__Source material__.
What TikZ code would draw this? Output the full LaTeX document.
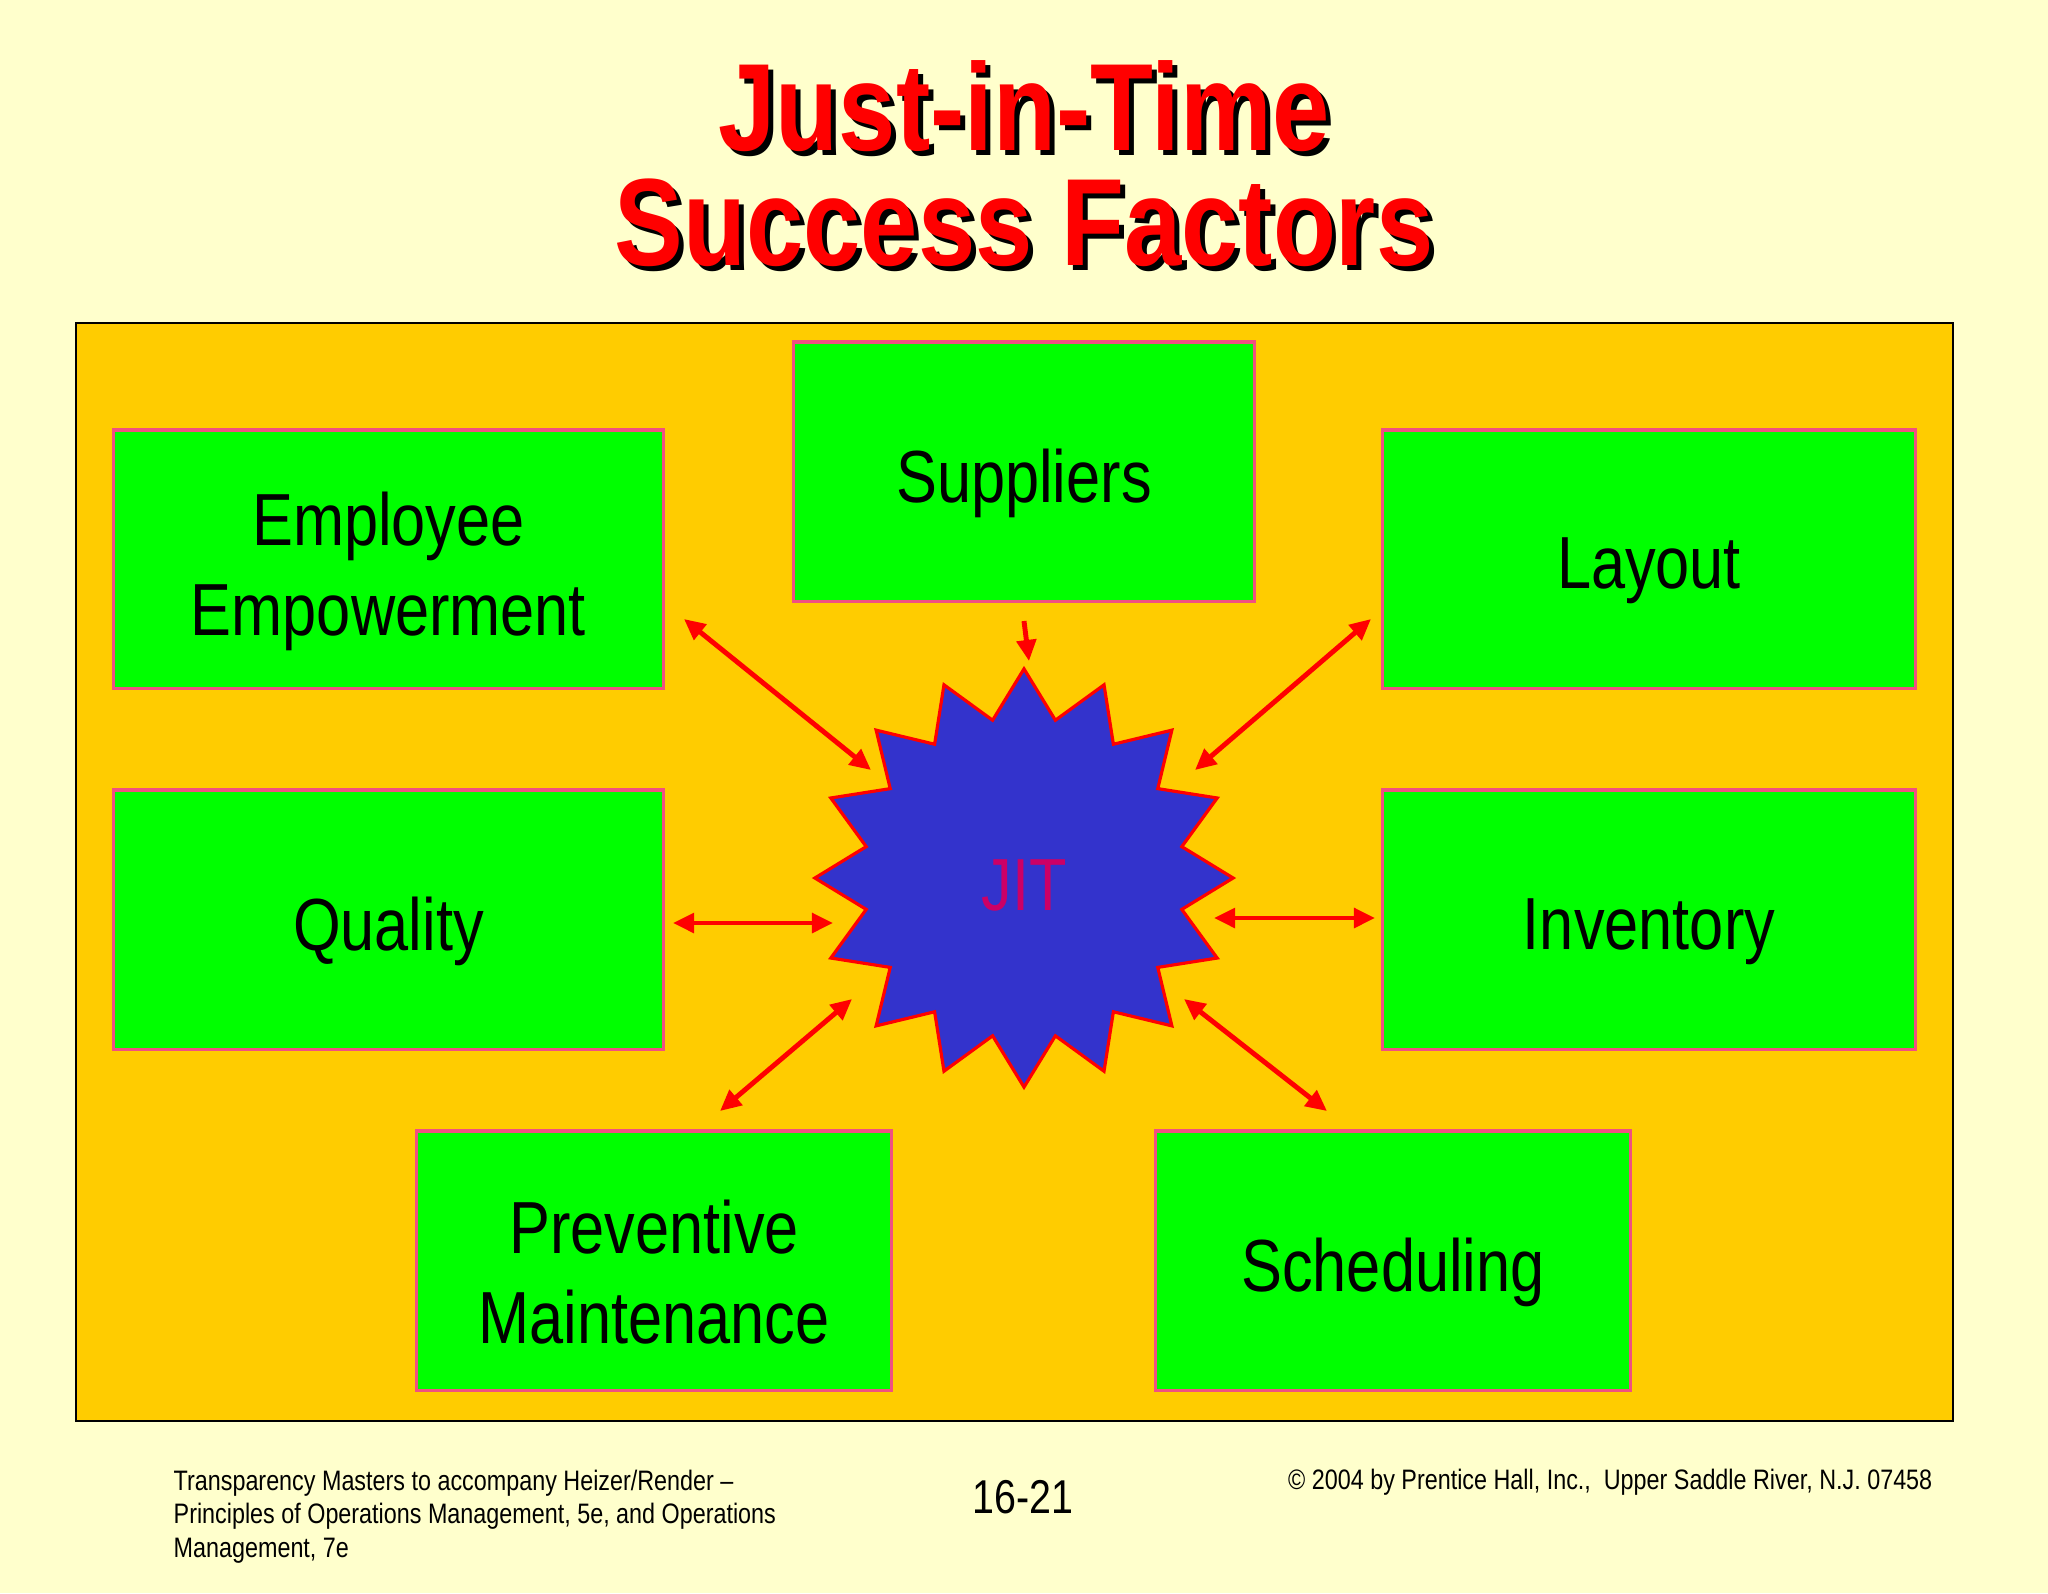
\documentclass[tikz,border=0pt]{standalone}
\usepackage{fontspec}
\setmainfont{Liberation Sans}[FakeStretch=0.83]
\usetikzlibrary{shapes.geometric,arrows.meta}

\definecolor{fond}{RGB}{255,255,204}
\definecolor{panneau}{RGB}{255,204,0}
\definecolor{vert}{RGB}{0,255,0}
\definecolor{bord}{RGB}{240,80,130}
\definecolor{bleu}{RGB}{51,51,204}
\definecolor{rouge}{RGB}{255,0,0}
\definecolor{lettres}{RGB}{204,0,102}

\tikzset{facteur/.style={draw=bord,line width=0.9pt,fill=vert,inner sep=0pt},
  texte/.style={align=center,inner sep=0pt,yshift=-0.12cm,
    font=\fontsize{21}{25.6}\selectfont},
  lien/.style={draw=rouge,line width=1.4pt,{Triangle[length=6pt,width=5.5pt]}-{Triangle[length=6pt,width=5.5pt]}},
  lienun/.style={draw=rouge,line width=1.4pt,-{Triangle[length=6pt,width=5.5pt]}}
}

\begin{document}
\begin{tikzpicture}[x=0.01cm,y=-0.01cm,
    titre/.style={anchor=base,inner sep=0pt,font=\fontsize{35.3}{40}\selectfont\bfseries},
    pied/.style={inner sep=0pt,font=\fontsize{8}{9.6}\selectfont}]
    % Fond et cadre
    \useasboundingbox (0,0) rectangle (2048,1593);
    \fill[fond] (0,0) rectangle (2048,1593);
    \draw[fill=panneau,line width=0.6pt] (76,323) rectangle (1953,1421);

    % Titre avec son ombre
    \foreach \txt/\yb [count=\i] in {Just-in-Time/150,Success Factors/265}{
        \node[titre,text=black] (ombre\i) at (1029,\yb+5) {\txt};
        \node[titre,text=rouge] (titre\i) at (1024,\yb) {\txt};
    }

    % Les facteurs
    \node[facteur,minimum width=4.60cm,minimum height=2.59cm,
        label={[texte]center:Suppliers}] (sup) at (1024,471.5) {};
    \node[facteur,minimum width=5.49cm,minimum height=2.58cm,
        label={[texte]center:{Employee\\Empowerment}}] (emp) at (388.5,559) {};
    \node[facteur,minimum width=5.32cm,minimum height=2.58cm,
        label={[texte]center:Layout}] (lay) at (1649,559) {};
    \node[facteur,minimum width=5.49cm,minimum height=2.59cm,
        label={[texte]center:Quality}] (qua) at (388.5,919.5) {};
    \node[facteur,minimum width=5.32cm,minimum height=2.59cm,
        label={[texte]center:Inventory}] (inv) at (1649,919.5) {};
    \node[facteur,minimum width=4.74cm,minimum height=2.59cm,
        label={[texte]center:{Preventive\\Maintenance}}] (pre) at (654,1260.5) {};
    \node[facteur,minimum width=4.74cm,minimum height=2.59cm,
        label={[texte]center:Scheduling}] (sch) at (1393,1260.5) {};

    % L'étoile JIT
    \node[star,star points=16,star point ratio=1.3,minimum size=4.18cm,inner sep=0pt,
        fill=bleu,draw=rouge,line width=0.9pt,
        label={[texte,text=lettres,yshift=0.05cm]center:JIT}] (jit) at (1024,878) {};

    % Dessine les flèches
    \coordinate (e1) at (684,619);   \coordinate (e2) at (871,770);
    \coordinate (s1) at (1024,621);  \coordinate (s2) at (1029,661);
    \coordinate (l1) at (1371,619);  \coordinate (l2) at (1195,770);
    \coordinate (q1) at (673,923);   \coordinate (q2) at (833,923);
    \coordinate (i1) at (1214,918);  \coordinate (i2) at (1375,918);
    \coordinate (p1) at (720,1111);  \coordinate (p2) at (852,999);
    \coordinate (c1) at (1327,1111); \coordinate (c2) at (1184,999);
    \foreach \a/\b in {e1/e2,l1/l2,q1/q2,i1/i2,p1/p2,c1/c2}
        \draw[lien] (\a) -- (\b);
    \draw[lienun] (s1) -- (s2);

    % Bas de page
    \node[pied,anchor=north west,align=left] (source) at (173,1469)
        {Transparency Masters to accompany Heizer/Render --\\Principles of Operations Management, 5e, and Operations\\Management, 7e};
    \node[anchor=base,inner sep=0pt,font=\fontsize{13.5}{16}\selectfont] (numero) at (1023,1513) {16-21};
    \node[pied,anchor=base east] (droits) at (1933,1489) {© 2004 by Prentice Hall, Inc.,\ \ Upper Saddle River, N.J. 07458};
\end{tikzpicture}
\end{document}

__Set task__.
Strip out the pictures and quote the remaining data word for word.

__Solution for this task__.
What TikZ code would draw this? Output the full LaTeX document.
\documentclass[tikz,border=0pt]{standalone}
\usepackage{fontspec}
\setmainfont{Liberation Sans}[FakeStretch=0.83]
\usetikzlibrary{shapes.geometric,arrows.meta}

\definecolor{fond}{RGB}{255,255,204}
\definecolor{panneau}{RGB}{255,204,0}
\definecolor{vert}{RGB}{0,255,0}
\definecolor{bord}{RGB}{240,80,130}
\definecolor{bleu}{RGB}{51,51,204}
\definecolor{rouge}{RGB}{255,0,0}
\definecolor{lettres}{RGB}{204,0,102}

\tikzset{facteur/.style={draw=bord,line width=0.9pt,fill=vert,inner sep=0pt},
  texte/.style={align=center,inner sep=0pt,yshift=-0.12cm,
    font=\fontsize{21}{25.6}\selectfont},
  lien/.style={draw=rouge,line width=1.4pt,{Triangle[length=6pt,width=5.5pt]}-{Triangle[length=6pt,width=5.5pt]}},
  lienun/.style={draw=rouge,line width=1.4pt,-{Triangle[length=6pt,width=5.5pt]}}
}

\begin{document}
\begin{tikzpicture}[x=0.01cm,y=-0.01cm,
    titre/.style={anchor=base,inner sep=0pt,font=\fontsize{35.3}{40}\selectfont\bfseries},
    pied/.style={inner sep=0pt,font=\fontsize{8}{9.6}\selectfont}]
    % Fond et cadre
    \useasboundingbox (0,0) rectangle (2048,1593);
    \fill[fond] (0,0) rectangle (2048,1593);
    \draw[fill=panneau,line width=0.6pt] (76,323) rectangle (1953,1421);

    % Titre avec son ombre
    \foreach \txt/\yb [count=\i] in {Just-in-Time/150,Success Factors/265}{
        \node[titre,text=black] (ombre\i) at (1029,\yb+5) {\txt};
        \node[titre,text=rouge] (titre\i) at (1024,\yb) {\txt};
    }

    % Les facteurs
    \node[facteur,minimum width=4.60cm,minimum height=2.59cm,
        label={[texte]center:Suppliers}] (sup) at (1024,471.5) {};
    \node[facteur,minimum width=5.49cm,minimum height=2.58cm,
        label={[texte]center:{Employee\\Empowerment}}] (emp) at (388.5,559) {};
    \node[facteur,minimum width=5.32cm,minimum height=2.58cm,
        label={[texte]center:Layout}] (lay) at (1649,559) {};
    \node[facteur,minimum width=5.49cm,minimum height=2.59cm,
        label={[texte]center:Quality}] (qua) at (388.5,919.5) {};
    \node[facteur,minimum width=5.32cm,minimum height=2.59cm,
        label={[texte]center:Inventory}] (inv) at (1649,919.5) {};
    \node[facteur,minimum width=4.74cm,minimum height=2.59cm,
        label={[texte]center:{Preventive\\Maintenance}}] (pre) at (654,1260.5) {};
    \node[facteur,minimum width=4.74cm,minimum height=2.59cm,
        label={[texte]center:Scheduling}] (sch) at (1393,1260.5) {};

    % L'étoile JIT
    \node[star,star points=16,star point ratio=1.3,minimum size=4.18cm,inner sep=0pt,
        fill=bleu,draw=rouge,line width=0.9pt,
        label={[texte,text=lettres,yshift=0.05cm]center:JIT}] (jit) at (1024,878) {};

    % Dessine les flèches
    \coordinate (e1) at (684,619);   \coordinate (e2) at (871,770);
    \coordinate (s1) at (1024,621);  \coordinate (s2) at (1029,661);
    \coordinate (l1) at (1371,619);  \coordinate (l2) at (1195,770);
    \coordinate (q1) at (673,923);   \coordinate (q2) at (833,923);
    \coordinate (i1) at (1214,918);  \coordinate (i2) at (1375,918);
    \coordinate (p1) at (720,1111);  \coordinate (p2) at (852,999);
    \coordinate (c1) at (1327,1111); \coordinate (c2) at (1184,999);
    \foreach \a/\b in {e1/e2,l1/l2,q1/q2,i1/i2,p1/p2,c1/c2}
        \draw[lien] (\a) -- (\b);
    \draw[lienun] (s1) -- (s2);

    % Bas de page
    \node[pied,anchor=north west,align=left] (source) at (173,1469)
        {Transparency Masters to accompany Heizer/Render --\\Principles of Operations Management, 5e, and Operations\\Management, 7e};
    \node[anchor=base,inner sep=0pt,font=\fontsize{13.5}{16}\selectfont] (numero) at (1023,1513) {16-21};
    \node[pied,anchor=base east] (droits) at (1933,1489) {© 2004 by Prentice Hall, Inc.,\ \ Upper Saddle River, N.J. 07458};
\end{tikzpicture}
\end{document}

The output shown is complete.